Challenge
Pull out the lines from the line containing "Convert this chart to Plotly code." through the line containing "X0_PX, YTOP_PX = 7, 4", both lines included, and copy them exactly.

Entries provided
—————

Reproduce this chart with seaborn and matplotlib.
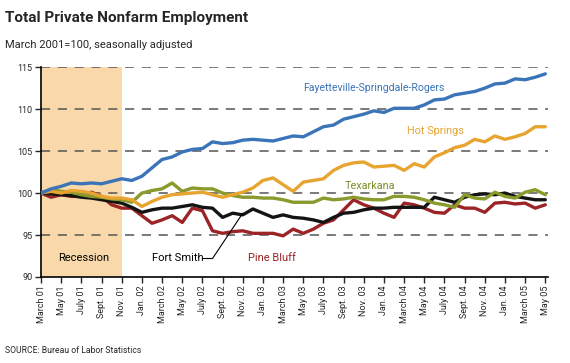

—————

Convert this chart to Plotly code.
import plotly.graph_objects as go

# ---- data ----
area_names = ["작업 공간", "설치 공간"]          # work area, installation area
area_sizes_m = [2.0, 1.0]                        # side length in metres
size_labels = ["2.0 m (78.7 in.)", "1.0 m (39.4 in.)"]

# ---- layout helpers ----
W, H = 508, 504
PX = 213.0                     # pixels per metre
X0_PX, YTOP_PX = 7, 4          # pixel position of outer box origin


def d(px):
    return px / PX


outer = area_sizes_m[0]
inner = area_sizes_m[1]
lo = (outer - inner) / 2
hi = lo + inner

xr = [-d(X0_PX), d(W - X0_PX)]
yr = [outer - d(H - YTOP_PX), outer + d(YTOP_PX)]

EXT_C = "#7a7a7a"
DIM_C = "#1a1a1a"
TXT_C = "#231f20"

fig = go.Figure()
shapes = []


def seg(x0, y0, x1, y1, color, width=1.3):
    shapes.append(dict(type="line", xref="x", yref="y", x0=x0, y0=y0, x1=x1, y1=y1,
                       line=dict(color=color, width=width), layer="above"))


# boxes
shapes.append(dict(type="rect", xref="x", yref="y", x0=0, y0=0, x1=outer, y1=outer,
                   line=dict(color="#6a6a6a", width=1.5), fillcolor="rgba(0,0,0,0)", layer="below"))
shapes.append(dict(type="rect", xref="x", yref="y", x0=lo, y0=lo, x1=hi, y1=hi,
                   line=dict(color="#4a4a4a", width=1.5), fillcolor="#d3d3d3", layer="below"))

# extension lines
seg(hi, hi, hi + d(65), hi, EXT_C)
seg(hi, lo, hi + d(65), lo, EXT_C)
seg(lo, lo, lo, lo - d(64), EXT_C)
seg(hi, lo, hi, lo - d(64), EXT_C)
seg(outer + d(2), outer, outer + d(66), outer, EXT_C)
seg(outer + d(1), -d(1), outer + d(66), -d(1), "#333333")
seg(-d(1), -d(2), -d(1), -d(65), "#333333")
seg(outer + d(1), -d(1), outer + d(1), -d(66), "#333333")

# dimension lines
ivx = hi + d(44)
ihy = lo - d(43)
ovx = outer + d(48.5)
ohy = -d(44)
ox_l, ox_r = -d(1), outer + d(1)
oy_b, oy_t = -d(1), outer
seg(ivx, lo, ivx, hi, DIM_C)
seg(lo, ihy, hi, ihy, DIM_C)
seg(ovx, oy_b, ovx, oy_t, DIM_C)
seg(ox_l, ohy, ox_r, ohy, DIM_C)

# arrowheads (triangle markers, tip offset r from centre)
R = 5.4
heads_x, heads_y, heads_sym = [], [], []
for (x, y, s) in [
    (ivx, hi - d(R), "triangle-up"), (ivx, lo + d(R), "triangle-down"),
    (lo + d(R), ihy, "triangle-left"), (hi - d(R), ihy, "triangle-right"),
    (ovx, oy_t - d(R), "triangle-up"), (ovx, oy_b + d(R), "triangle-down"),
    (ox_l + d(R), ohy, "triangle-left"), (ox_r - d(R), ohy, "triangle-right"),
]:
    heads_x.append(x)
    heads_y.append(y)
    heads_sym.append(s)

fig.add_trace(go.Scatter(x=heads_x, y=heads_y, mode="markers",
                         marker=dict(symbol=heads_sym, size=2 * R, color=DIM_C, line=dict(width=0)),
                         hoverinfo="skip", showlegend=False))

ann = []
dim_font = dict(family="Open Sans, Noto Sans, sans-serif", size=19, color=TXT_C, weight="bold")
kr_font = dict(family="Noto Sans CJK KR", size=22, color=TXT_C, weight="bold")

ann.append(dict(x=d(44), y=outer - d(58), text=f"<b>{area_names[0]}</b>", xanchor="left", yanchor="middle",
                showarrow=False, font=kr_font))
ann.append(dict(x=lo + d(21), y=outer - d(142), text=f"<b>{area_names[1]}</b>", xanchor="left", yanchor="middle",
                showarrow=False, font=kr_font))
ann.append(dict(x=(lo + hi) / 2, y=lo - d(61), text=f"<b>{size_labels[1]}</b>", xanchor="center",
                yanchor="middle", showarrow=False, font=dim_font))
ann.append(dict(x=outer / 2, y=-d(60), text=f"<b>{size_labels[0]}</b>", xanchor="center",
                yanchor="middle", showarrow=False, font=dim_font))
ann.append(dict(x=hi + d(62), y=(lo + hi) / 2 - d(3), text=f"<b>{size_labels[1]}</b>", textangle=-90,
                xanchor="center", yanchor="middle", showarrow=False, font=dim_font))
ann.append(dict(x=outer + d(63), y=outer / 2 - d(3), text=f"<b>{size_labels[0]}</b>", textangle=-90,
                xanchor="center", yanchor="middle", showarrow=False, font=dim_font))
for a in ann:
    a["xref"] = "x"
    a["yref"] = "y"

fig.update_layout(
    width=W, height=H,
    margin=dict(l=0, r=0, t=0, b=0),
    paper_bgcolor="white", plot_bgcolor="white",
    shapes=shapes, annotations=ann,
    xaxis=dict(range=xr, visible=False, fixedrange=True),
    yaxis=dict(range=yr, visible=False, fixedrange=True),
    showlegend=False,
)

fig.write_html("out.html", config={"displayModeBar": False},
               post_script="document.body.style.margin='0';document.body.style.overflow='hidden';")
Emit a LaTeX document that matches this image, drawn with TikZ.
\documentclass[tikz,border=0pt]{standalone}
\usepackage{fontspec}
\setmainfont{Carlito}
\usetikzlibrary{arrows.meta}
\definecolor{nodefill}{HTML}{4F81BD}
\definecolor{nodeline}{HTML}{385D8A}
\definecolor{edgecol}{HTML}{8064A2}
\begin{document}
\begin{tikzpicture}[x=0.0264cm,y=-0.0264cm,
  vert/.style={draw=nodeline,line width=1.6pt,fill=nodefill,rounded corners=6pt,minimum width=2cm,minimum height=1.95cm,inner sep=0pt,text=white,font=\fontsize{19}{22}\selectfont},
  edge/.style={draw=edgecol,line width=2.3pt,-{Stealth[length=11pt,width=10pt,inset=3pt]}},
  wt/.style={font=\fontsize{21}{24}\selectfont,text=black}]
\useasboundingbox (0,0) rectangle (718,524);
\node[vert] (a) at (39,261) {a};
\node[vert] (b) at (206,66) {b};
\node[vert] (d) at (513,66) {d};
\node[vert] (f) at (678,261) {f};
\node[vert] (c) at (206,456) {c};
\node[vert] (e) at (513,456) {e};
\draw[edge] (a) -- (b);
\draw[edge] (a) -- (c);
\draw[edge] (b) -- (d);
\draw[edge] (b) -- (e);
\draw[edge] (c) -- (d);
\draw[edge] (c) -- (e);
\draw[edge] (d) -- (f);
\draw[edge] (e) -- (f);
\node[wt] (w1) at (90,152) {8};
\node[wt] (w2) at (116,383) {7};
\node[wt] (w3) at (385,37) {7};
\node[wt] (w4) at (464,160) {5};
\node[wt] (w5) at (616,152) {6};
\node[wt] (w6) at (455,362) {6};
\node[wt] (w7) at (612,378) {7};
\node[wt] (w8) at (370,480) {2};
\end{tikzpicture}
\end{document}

—————

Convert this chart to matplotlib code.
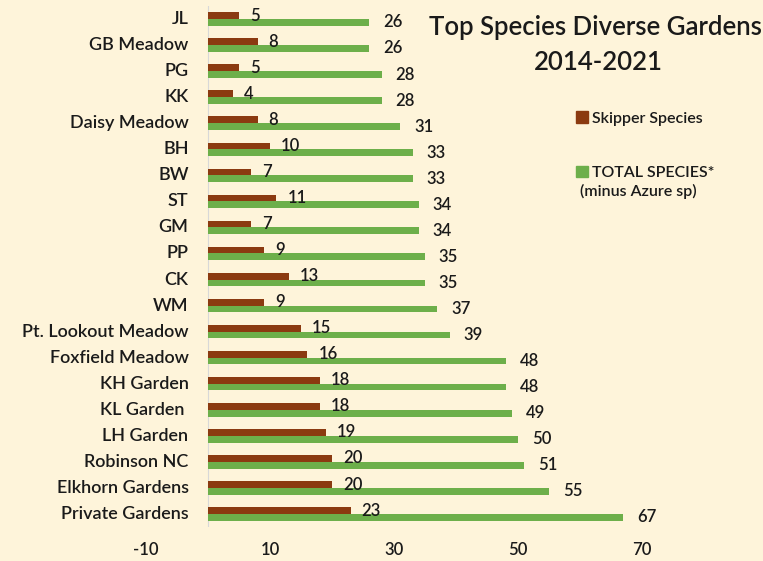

—————

Finished answer
Convert this chart to Plotly code.
import plotly.graph_objects as go

# ---- data ----
area_names = ["작업 공간", "설치 공간"]          # work area, installation area
area_sizes_m = [2.0, 1.0]                        # side length in metres
size_labels = ["2.0 m (78.7 in.)", "1.0 m (39.4 in.)"]

# ---- layout helpers ----
W, H = 508, 504
PX = 213.0                     # pixels per metre
X0_PX, YTOP_PX = 7, 4          # pixel position of outer box origin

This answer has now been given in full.